Q&A: Jesse Razaqpur, the artisanal whiskey distiller who sued the LCBO

Q&A: Jesse Razaqpur, the artisanal whiskey distiller who sued the LCBO

Jesse Razaqpur is a Bay Street lawyer by day, artisanal hooch maker by night. His latest move: suing the LCBO for outrageous price gouging

Jesse Razaqpur (Image: Erin Leydon)

You and your partner, Charles Benoit, run the Toronto Distillery Company in the Junction. You recently sued the LCBO, claiming that they charge an unconstitutional markup on the alcohol you sell in your shop. What’s your case?
The LCBO charge a 140 per cent markup, which is fine for the bottles in their stores. But for the ones we sell ourselves, we pay for our trucks, employees, bricks and mortar. We believe that constitutes taxation without representation, because Queen’s Park never legislated it.

How much do you get after the markup?
We sell each bottle for $33.34 and have to pay $19.51 to the LCBO. That leaves us $13.83 to cover our overhead, including the cost of making the alcohol—buying the grain, the bottles, the corks. At the end of the day, there’s very little left over.

Sadly for you, the provincial court sided with the LCBO in early April. On a scale of resigned to aghast, how surprised were you by the verdict?
We were disappointed. The judge ruled that since we signed a contract with the LCBO to get our licence, the alcohol was their property and they could impose whatever markup they wanted.

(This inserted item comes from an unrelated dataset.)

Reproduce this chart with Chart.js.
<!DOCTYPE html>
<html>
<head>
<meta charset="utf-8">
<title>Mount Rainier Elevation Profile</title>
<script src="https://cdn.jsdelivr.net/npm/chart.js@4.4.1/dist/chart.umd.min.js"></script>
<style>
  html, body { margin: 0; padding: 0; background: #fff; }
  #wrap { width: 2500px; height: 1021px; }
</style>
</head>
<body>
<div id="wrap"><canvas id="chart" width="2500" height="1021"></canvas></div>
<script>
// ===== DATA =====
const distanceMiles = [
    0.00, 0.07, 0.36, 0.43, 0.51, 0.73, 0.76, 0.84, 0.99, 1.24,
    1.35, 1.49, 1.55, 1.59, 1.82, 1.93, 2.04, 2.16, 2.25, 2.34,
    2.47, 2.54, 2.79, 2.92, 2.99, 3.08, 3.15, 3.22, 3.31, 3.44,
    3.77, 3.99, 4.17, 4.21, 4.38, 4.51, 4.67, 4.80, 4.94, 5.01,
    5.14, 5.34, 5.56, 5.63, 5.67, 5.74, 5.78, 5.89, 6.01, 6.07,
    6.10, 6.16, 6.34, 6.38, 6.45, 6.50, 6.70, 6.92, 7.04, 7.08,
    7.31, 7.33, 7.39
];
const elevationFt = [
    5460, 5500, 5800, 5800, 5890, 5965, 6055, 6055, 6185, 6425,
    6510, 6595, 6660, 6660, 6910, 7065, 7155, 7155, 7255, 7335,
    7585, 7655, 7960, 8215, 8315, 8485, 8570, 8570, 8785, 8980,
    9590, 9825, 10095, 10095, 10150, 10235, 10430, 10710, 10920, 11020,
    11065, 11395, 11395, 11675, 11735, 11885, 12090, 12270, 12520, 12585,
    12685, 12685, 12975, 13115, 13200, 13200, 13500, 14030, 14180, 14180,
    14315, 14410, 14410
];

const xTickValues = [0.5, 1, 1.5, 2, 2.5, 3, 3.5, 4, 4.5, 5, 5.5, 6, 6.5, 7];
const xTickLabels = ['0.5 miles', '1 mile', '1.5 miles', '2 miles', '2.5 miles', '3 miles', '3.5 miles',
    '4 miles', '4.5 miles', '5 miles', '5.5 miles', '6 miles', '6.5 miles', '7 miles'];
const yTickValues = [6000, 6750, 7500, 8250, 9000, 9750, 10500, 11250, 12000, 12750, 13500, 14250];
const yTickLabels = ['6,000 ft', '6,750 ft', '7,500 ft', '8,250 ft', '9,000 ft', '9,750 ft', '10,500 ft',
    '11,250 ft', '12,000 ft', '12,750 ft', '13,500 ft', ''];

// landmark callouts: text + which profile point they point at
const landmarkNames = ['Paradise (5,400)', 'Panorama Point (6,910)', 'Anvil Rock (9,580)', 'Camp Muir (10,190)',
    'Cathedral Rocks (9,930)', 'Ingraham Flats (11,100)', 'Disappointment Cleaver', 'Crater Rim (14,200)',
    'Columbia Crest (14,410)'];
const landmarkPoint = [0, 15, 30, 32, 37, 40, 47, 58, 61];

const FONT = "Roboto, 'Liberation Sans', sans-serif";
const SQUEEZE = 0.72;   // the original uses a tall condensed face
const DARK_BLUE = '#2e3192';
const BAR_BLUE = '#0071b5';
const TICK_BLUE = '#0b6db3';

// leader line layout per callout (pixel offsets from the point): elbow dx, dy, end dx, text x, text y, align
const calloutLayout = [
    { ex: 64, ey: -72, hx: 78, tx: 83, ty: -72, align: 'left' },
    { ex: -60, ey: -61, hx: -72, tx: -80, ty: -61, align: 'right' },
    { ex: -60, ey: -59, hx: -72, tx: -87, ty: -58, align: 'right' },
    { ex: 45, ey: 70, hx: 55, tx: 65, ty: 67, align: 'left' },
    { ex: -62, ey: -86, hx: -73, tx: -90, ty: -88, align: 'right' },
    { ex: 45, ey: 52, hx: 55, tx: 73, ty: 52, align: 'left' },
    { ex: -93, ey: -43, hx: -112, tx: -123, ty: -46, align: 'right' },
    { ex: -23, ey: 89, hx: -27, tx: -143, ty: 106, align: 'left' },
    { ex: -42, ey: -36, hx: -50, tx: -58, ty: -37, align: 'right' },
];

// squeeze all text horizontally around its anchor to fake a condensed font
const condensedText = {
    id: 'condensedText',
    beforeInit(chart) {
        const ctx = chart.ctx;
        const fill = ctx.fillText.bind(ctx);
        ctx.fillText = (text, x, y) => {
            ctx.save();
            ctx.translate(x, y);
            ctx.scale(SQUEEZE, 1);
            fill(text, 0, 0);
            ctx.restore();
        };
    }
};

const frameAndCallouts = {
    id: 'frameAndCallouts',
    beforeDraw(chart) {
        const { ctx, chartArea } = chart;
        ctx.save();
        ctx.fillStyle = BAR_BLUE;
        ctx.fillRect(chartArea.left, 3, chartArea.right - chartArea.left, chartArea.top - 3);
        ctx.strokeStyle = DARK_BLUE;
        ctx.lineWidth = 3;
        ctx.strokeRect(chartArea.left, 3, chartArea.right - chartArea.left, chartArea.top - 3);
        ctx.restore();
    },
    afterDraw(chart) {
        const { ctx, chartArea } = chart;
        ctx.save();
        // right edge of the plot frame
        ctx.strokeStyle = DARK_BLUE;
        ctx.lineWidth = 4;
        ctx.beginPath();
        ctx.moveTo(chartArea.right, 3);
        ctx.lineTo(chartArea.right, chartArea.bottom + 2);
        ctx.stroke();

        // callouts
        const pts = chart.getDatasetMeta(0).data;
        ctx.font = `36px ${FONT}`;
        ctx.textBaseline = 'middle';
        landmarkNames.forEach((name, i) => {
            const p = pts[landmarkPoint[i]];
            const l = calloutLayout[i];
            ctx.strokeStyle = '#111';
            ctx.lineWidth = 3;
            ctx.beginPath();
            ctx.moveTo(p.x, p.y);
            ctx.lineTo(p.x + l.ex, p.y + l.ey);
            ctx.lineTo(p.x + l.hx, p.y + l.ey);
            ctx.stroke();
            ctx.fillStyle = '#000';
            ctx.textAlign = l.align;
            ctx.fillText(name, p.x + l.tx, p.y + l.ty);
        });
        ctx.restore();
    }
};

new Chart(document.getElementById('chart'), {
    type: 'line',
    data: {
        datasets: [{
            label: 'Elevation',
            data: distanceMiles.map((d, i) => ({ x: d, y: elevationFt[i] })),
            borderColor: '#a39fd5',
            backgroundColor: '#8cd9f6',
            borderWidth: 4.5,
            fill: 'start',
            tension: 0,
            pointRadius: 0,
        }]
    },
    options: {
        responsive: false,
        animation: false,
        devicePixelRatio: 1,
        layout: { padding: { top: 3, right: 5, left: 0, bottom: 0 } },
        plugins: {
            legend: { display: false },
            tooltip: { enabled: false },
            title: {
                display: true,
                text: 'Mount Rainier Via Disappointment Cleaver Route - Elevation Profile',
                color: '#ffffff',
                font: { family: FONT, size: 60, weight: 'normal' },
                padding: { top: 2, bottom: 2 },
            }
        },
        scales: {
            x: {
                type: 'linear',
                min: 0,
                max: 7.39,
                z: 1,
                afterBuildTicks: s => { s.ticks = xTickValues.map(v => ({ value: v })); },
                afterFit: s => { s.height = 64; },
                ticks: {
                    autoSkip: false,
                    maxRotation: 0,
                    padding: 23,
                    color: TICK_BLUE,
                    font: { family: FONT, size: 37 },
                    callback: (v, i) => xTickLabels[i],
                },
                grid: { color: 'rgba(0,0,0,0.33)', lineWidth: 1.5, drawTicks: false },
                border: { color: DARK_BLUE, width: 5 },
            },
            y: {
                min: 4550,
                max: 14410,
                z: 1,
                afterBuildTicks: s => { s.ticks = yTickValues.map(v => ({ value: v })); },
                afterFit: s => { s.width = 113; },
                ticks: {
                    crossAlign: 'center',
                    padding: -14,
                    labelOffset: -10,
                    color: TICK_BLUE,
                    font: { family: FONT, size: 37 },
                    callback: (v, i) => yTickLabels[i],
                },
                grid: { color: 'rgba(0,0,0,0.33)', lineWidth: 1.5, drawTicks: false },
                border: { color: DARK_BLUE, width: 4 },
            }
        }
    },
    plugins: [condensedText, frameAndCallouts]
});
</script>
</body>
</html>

Are you planning to fight it?
There are solid grounds for an appeal. We were forced to enter into the contract—if we didn’t, we wouldn’t have a retail licence. We haven’t decided yet, but either way, this case did a lot of good. The Wynne government announced that they intend to replace the markup for distillery retail stores with a legislated tax. We lost the battle here, but we may be winning the war.

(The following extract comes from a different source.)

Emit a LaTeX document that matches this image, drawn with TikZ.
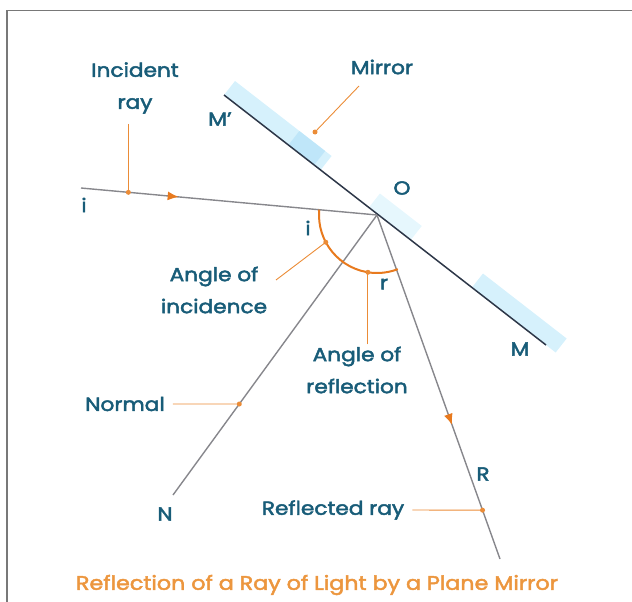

So which came first: the booze business or the bootlegger fashion?
I grew the moustache in the summer of 2008, between finishing law school at Osgoode and starting at a firm in New York. The day before I began, I met with one of the lawyers who recruited me. She was horrified. “You are not starting at this firm with that,” she said. I shaved the moustache off but grew it back when I returned to Canada in 2011.

I imagine a strategic moustache twirl could play to your advantage in court.
It’s worked before. The moustache looks good with the gowns, too.

What was the inspiration?
It was Lord Kitchener—the “I want you” guy in ads for the British army. I was looking at the poster one day and thought, wow, that’s a great moustache.

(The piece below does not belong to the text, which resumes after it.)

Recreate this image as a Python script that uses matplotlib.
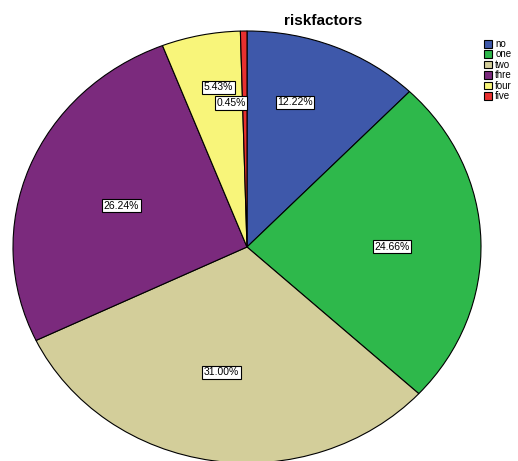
import numpy as np
import matplotlib.pyplot as plt

plt.rcParams['font.family'] = ['Liberation Sans', 'DejaVu Sans']

categories = ['no', 'one', 'two', 'thre', 'four', 'five']
percents = [12.22, 24.66, 31.00, 26.24, 5.43, 0.45]
colors = ['#3E58AA', '#2EB84B', '#D3CE9A', '#7B2A7D', '#F8F57A', '#E8302F']

# label placement (fraction of radius, clockwise shift in degrees) per slice
label_r = [0.70, 0.62, 0.59, 0.57, 0.75, 0.67]
label_shift = [-5, 1.5, 2, -2, 2, -5]

W, H = 518, 461
fig = plt.figure(figsize=(W / 100, H / 100), dpi=100)
# ellipse: centre (247, 247) px, rx 234, ry 216
cx, cy, rx, ry = 247, 247, 234, 216
ax = fig.add_axes([(cx - rx) / W, (H - cy - ry) / H, 2 * rx / W, 2 * ry / H])

wedges, _ = ax.pie(percents, colors=colors, startangle=90, counterclock=False,
                   wedgeprops=dict(edgecolor='black', linewidth=0.8))
ax.set_aspect('auto')
ax.set_xlim(-1, 1)
ax.set_ylim(-1, 1)
for w in wedges:
    w.set_clip_on(False)

for w, p, r, s in zip(wedges, percents, label_r, label_shift):
    mid = np.deg2rad((w.theta1 + w.theta2) / 2 - s)
    ax.text(r * np.cos(mid), r * np.sin(mid), f'{p:.2f}%', ha='center', va='center',
            fontsize=7.5,
            bbox=dict(boxstyle='square,pad=0.15', facecolor='white', edgecolor='black', linewidth=0.8))

fig.text(323 / W, 1 - 21 / H, 'riskfactors', ha='center', va='center',
         fontsize=11, fontweight='bold')

fig.legend(wedges, categories, loc='upper left', bbox_to_anchor=(484 / W, 1 - 39 / H),
           frameon=False, fontsize=7, handlelength=0.85, handleheight=0.85,
           handletextpad=0.3, labelspacing=0.05, borderpad=0, borderaxespad=0)

fig.savefig('out.png', dpi=100)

And where do you get your suits?
I’ve been going to my tailor, Bal, at his shop behind city hall for years. I’m the kind of person who’ll tell him, “I want my lapels to be this wide, I want a ticket pocket here.” I’ve probably annoyed him a lot over the years.

How did you start making moonshine?
It began with my partner, Charles, who is a childhood friend. He’s an international trade lawyer and had been doing work for the American Distilling Institute. We’d both always loved spirits and thought, why isn’t anyone making small-batch whiskey here? It turned out the legal barriers were hard to navigate. Luckily, we’re both lawyers.

You operate out of the Junction, which was dry until 1997. Now it’s a hub for indie breweries. Why is it so popular?
It’s one of the few areas left in the city that still has the appropriate industrial zoning for a distillery. Our building was the Canada Bread factory up until the year we moved in. Then it was subdivided, and we saw a bunch of interesting businesses coming in: we have a brewery next door, a guy who makes handcrafted English leather products, an online poster company.

You make the standards—whiskey, rye and gin—but you also have some funky products. Tell me about the beet alcohol.
It has a unique, earthy smell—like a field after it’s rained. It mixes well with ginger beer and lime. We call it a beet and stormy.

I’d drink that. Any failed experiments?
We tried a pumpkin-spiced whiskey, but it didn’t give us the flavours we wanted. We also did a sweet potato whiskey. It smelled like caramelized vegetables—quite pleasant—but we couldn’t get sweet potatoes at a price that made sense.

You and Charles are both still practising law—you do criminal, he still does international trade. Any plans to give it up if things go well?
This is our baby, but there’s nothing like standing in a courtroom cross-examining a witness. I’m happy to be the gentleman barrister who runs a whiskey distillery.